Couric shared little of her experience and instead focused on her guest, which included experts on eating disorders and suffers, including singer and ‘X Factor’ judge Demi Lovato.
According to CBS News, Couric spoke to The Associated Press after the show and said, “I kind of hesitated to even bring it up. But I felt that if I expect people on my show to be honest, then, when relevant, I owe it to people watching to be honest myself.”
She added, “I wanted to focus on my guests, while acknowledging one of the reasons this issue is so important to me: I went through it.”
While revealing little during her show, “Katie,” Couric, 55, spoke exclusively to the AP to share details of her struggles with bulimia. She told the AP that it began when her top choice college turned her down.
“Like a lot of young women, I was struggling with my body image,” Couric said, “and feeling like I wasn’t good enough or attractive enough or thin enough.”
She told viewers on Monday that she suffered through the illness until her twenties, shortly after graduating from college. Couric told the AP that her disorder suffered through high and lows through the years.
“Some periods were worse than others, when I was binging and purging a lot,” the show host said. “I’d have a piece of gum that wasn’t sugarless and then say, ‘Oh! I’ve been bad,’ and then feel so terrible that I would eat and throw up. It was awful. But what I’m describing is something so many people have gone through or are going through and its so damaging, both psychically and physically.”

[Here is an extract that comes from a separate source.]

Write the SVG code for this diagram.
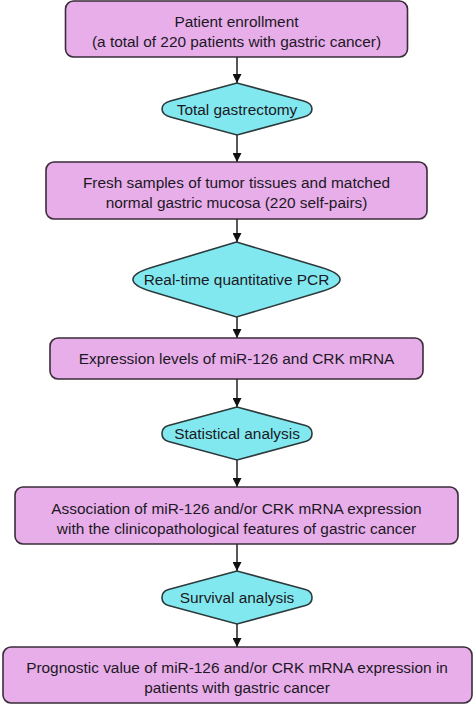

According to CBS News, Couric attended the University of Virginia before landing her first job at the ABC News bureau in Washington, D.C. She was finally able to gain control of her disorder with the help of a therapist in her early twenties.
She told the AP that she has since “learned how to have a much healthier relationship with food, and how to enjoy my life without obsessing about food.”
CBS News reported that this is not the first time Couric has allowed the public to know about her private life. In 1998, she lost her husband, Jay Monahan, to colon cancer and she has become an advocate of colon cancer awareness since then.
Couric said that while she does not think “there are any huge revelations” she will have to share with the public in the future, she’s “trying to strike the right balance of talking about my situation, but not focusing on it so much that I’m being put on the couch.”